%%

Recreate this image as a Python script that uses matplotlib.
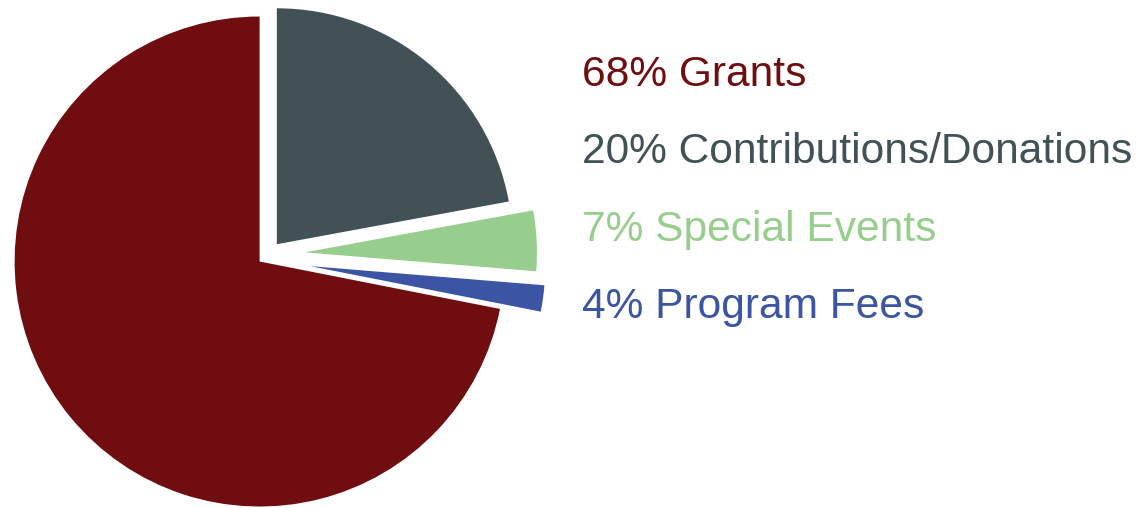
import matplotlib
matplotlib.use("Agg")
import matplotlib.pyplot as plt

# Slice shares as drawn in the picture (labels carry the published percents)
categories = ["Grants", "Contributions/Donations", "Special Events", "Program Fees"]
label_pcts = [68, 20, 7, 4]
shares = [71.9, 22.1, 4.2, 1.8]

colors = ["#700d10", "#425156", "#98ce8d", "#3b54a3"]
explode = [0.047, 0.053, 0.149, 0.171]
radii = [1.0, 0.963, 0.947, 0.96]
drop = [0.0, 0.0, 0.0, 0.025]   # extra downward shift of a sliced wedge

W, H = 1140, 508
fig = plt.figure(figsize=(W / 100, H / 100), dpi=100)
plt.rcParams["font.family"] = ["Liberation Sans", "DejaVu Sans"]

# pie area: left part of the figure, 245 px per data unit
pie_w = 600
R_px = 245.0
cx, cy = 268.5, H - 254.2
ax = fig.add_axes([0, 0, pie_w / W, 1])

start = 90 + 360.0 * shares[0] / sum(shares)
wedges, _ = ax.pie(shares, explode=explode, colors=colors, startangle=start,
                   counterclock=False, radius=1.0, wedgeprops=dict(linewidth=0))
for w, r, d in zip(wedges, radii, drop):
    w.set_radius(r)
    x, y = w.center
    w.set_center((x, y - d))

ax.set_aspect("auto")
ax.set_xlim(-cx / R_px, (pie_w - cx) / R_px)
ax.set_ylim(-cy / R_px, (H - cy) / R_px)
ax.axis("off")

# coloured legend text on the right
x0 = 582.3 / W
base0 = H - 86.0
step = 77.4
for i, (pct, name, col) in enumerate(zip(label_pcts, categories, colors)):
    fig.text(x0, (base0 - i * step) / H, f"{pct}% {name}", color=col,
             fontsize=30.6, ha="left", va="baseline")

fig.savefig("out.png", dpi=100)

%%
%%

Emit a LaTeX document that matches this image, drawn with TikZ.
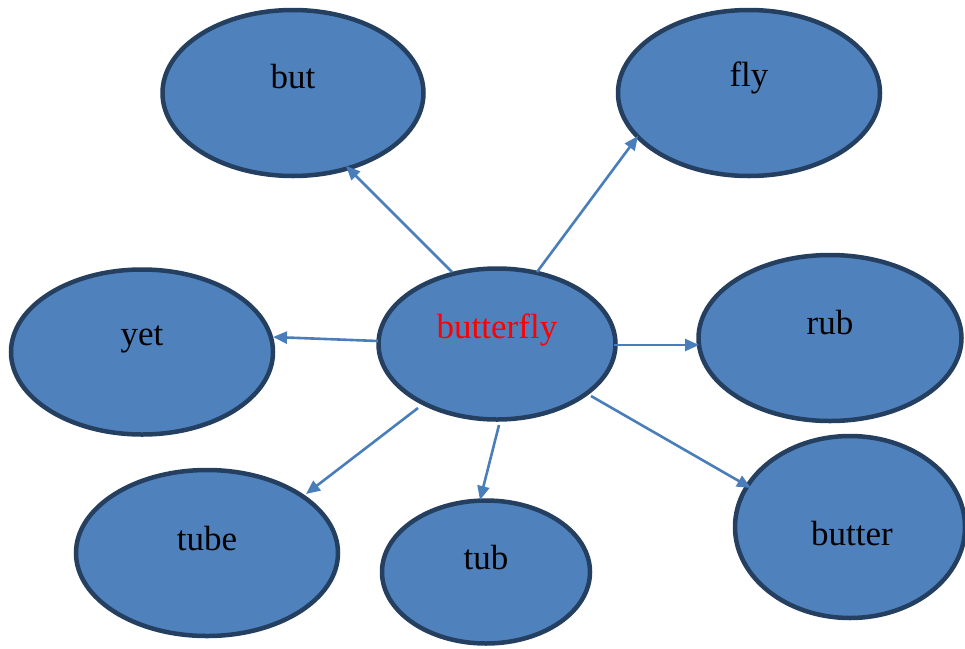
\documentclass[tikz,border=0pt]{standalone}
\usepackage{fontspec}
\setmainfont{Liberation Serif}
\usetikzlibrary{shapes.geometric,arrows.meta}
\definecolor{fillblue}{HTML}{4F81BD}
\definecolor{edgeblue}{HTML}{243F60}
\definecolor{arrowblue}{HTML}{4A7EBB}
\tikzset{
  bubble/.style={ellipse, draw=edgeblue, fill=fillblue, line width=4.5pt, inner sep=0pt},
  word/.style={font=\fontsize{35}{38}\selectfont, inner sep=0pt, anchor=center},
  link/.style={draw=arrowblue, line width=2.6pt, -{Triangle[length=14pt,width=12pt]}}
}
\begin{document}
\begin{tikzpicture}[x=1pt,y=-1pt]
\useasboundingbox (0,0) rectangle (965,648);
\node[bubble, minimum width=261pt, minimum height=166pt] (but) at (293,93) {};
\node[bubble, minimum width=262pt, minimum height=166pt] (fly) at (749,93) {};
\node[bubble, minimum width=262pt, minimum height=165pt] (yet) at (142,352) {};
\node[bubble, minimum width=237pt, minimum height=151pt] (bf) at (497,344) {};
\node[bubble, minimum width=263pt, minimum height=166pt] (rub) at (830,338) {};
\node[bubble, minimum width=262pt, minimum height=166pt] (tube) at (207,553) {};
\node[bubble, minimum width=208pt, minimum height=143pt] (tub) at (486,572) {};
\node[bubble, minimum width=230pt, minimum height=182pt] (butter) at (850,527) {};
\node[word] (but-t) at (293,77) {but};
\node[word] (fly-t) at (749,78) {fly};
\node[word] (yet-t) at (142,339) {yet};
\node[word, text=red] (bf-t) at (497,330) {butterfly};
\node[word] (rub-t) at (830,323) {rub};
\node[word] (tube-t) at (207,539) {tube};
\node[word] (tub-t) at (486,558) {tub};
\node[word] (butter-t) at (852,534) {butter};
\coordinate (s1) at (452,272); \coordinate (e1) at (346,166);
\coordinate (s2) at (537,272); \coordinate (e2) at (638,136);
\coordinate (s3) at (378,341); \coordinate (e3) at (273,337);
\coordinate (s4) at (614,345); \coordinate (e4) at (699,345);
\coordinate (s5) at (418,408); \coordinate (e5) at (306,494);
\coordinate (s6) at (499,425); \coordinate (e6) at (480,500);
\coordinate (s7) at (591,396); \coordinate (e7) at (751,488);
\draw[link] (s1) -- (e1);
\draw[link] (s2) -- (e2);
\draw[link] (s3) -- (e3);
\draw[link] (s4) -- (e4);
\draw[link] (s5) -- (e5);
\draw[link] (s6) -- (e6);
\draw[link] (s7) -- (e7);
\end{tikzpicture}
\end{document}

%%
%%

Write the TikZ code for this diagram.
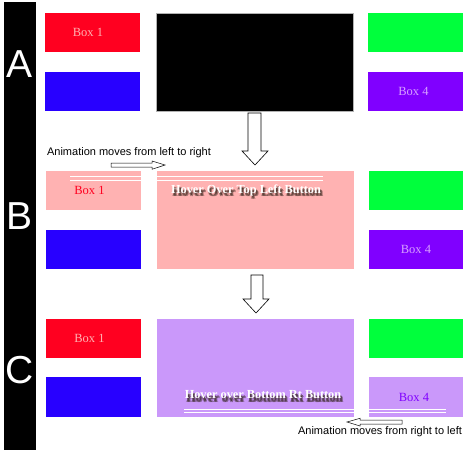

%%

Directions for this task:
From the line containing "Recreate this image" to the line containing "shares = [71.9, 22.1, 4.2, 1.8]", both lines included, give the text again exactly, without any pictures.

Result below:
Recreate this image as a Python script that uses matplotlib.
import matplotlib
matplotlib.use("Agg")
import matplotlib.pyplot as plt

# Slice shares as drawn in the picture (labels carry the published percents)
categories = ["Grants", "Contributions/Donations", "Special Events", "Program Fees"]
label_pcts = [68, 20, 7, 4]
shares = [71.9, 22.1, 4.2, 1.8]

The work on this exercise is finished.